WORK REQUIRED :: Print only the lines from the top of the data through the line with "return size * 0.72", both included, skipping every picture.

MATERIAL ::
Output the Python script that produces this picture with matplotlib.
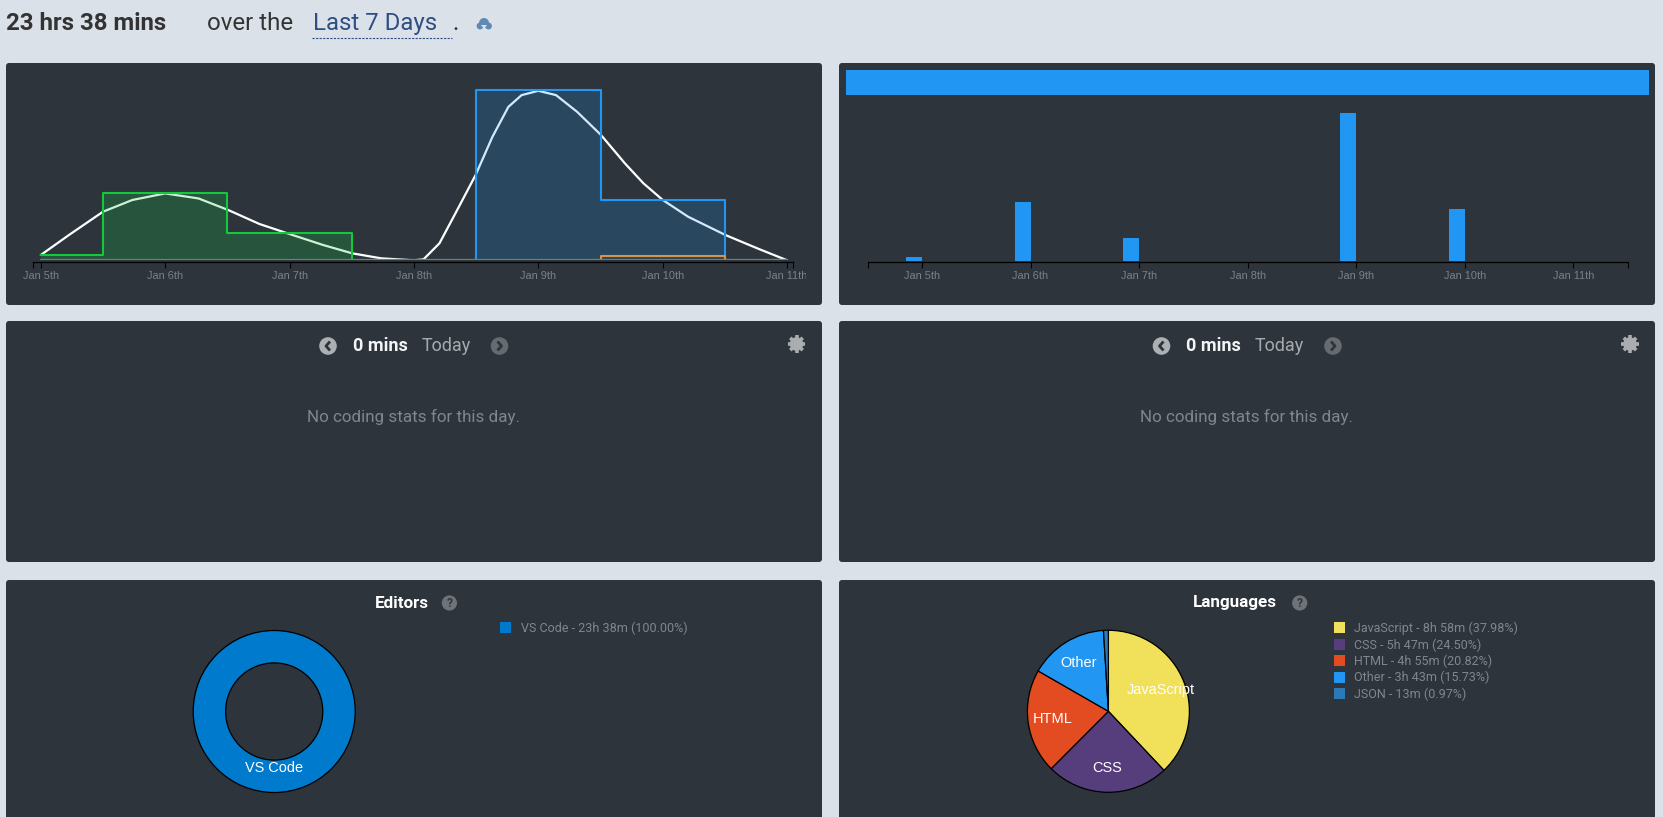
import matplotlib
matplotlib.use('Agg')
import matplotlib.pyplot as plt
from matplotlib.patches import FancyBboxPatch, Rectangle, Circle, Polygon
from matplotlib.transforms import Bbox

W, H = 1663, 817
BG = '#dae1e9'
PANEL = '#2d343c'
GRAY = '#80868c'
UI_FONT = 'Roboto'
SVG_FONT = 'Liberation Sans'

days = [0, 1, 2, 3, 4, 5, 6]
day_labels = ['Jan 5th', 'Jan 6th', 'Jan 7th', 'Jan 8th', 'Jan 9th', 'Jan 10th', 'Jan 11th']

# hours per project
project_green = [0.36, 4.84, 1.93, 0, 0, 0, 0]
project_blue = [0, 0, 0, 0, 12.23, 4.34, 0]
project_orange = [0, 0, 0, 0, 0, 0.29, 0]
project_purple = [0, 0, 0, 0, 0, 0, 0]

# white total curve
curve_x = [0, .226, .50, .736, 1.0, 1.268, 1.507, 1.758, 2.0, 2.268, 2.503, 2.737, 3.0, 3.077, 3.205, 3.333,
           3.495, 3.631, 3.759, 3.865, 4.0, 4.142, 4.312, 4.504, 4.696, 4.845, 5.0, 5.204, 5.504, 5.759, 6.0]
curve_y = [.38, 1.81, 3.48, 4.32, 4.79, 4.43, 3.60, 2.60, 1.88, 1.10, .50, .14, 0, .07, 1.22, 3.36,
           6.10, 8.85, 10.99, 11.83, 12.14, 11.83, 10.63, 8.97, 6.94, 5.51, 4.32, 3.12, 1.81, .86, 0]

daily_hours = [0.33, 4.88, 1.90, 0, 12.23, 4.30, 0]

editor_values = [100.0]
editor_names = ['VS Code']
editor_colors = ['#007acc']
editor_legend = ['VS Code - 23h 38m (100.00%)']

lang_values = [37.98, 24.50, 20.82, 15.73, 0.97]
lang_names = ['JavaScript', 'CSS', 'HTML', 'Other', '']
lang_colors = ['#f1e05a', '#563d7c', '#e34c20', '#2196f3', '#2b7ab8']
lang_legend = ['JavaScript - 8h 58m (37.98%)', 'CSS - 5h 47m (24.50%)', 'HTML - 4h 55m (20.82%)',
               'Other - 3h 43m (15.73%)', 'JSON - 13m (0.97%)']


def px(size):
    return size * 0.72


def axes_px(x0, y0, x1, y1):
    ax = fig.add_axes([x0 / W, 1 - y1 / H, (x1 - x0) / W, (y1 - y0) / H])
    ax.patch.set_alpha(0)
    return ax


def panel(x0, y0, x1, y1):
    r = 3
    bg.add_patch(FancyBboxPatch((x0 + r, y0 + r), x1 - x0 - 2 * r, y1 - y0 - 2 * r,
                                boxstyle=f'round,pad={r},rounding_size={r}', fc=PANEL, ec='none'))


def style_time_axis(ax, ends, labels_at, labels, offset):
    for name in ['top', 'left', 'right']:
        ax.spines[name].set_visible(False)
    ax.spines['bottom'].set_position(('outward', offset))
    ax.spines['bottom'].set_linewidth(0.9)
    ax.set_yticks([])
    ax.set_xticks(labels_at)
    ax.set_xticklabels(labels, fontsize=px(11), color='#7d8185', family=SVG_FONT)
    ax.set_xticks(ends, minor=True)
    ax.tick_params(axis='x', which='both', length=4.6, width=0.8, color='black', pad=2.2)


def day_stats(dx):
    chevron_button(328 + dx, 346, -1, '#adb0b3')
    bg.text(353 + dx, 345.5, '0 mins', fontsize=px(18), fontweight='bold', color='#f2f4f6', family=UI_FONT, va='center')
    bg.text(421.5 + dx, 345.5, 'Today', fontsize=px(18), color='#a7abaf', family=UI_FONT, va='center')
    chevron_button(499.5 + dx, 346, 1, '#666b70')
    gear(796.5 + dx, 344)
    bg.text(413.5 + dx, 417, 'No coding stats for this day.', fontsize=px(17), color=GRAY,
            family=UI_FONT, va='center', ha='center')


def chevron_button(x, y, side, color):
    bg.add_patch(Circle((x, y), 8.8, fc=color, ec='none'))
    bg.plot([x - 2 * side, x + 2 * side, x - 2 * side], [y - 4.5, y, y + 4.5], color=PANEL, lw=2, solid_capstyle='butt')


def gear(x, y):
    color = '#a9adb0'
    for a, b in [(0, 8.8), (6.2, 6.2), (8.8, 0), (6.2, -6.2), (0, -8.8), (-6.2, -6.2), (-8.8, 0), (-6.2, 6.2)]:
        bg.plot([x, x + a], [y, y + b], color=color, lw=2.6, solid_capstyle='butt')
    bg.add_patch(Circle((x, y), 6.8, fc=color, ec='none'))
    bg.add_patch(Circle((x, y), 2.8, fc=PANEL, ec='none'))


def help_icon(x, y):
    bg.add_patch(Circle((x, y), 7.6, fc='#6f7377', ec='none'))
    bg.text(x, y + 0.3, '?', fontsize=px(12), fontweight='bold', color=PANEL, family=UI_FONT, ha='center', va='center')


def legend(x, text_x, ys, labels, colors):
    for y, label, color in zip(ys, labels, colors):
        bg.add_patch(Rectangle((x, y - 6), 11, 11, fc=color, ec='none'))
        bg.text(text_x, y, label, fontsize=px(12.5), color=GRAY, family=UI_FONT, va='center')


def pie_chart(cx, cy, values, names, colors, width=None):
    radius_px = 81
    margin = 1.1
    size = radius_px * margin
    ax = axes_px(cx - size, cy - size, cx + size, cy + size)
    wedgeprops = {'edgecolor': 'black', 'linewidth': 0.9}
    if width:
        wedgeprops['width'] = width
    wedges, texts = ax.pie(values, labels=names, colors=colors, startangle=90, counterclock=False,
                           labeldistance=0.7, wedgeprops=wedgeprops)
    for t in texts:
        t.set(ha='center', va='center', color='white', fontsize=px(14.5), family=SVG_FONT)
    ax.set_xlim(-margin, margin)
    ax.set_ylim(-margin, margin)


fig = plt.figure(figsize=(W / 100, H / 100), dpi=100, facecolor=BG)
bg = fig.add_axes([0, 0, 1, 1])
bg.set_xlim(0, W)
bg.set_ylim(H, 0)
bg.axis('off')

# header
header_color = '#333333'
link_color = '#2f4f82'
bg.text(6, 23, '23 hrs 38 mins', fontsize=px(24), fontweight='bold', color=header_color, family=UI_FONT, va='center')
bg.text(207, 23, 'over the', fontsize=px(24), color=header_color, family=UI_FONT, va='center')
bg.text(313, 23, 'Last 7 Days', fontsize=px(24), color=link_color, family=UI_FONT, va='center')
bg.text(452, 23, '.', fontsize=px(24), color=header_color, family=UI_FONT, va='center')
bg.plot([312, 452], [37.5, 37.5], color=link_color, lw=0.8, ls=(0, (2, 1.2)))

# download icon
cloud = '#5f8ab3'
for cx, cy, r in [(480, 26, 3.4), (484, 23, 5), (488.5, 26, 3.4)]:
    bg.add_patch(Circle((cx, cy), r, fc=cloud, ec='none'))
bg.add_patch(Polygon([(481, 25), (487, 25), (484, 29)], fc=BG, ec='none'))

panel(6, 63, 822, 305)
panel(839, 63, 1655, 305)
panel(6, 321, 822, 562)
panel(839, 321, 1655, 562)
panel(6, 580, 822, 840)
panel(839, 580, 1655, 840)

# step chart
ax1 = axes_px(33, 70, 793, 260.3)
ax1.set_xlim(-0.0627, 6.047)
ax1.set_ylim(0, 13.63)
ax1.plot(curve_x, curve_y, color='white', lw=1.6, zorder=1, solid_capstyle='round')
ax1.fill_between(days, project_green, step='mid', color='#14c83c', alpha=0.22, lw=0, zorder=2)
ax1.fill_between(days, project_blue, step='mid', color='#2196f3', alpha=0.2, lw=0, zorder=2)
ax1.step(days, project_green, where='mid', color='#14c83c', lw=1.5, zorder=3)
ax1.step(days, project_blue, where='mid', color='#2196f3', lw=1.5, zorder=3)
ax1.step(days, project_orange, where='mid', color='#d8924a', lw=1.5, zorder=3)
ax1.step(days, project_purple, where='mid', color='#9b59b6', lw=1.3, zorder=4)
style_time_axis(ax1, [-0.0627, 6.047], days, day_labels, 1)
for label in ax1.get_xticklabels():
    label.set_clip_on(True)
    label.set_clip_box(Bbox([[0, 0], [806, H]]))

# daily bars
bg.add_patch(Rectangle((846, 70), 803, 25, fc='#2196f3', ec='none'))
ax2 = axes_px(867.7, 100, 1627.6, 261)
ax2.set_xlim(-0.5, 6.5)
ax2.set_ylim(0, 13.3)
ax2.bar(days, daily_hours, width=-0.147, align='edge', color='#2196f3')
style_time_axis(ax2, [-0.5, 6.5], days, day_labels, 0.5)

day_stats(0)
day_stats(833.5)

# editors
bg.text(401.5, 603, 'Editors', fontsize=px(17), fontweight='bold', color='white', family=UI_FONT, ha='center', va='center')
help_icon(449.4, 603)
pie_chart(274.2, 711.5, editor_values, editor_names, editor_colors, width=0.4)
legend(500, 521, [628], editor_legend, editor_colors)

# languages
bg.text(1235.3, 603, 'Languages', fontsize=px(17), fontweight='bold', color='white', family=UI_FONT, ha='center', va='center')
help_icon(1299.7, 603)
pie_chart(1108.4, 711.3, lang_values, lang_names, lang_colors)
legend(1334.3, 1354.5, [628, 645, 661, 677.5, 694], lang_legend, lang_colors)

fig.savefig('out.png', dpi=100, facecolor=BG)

THE ANSWER ::
Output the Python script that produces this picture with matplotlib.
import matplotlib
matplotlib.use('Agg')
import matplotlib.pyplot as plt
from matplotlib.patches import FancyBboxPatch, Rectangle, Circle, Polygon
from matplotlib.transforms import Bbox

W, H = 1663, 817
BG = '#dae1e9'
PANEL = '#2d343c'
GRAY = '#80868c'
UI_FONT = 'Roboto'
SVG_FONT = 'Liberation Sans'

days = [0, 1, 2, 3, 4, 5, 6]
day_labels = ['Jan 5th', 'Jan 6th', 'Jan 7th', 'Jan 8th', 'Jan 9th', 'Jan 10th', 'Jan 11th']

# hours per project
project_green = [0.36, 4.84, 1.93, 0, 0, 0, 0]
project_blue = [0, 0, 0, 0, 12.23, 4.34, 0]
project_orange = [0, 0, 0, 0, 0, 0.29, 0]
project_purple = [0, 0, 0, 0, 0, 0, 0]

# white total curve
curve_x = [0, .226, .50, .736, 1.0, 1.268, 1.507, 1.758, 2.0, 2.268, 2.503, 2.737, 3.0, 3.077, 3.205, 3.333,
           3.495, 3.631, 3.759, 3.865, 4.0, 4.142, 4.312, 4.504, 4.696, 4.845, 5.0, 5.204, 5.504, 5.759, 6.0]
curve_y = [.38, 1.81, 3.48, 4.32, 4.79, 4.43, 3.60, 2.60, 1.88, 1.10, .50, .14, 0, .07, 1.22, 3.36,
           6.10, 8.85, 10.99, 11.83, 12.14, 11.83, 10.63, 8.97, 6.94, 5.51, 4.32, 3.12, 1.81, .86, 0]

daily_hours = [0.33, 4.88, 1.90, 0, 12.23, 4.30, 0]

editor_values = [100.0]
editor_names = ['VS Code']
editor_colors = ['#007acc']
editor_legend = ['VS Code - 23h 38m (100.00%)']

lang_values = [37.98, 24.50, 20.82, 15.73, 0.97]
lang_names = ['JavaScript', 'CSS', 'HTML', 'Other', '']
lang_colors = ['#f1e05a', '#563d7c', '#e34c20', '#2196f3', '#2b7ab8']
lang_legend = ['JavaScript - 8h 58m (37.98%)', 'CSS - 5h 47m (24.50%)', 'HTML - 4h 55m (20.82%)',
               'Other - 3h 43m (15.73%)', 'JSON - 13m (0.97%)']


def px(size):
    return size * 0.72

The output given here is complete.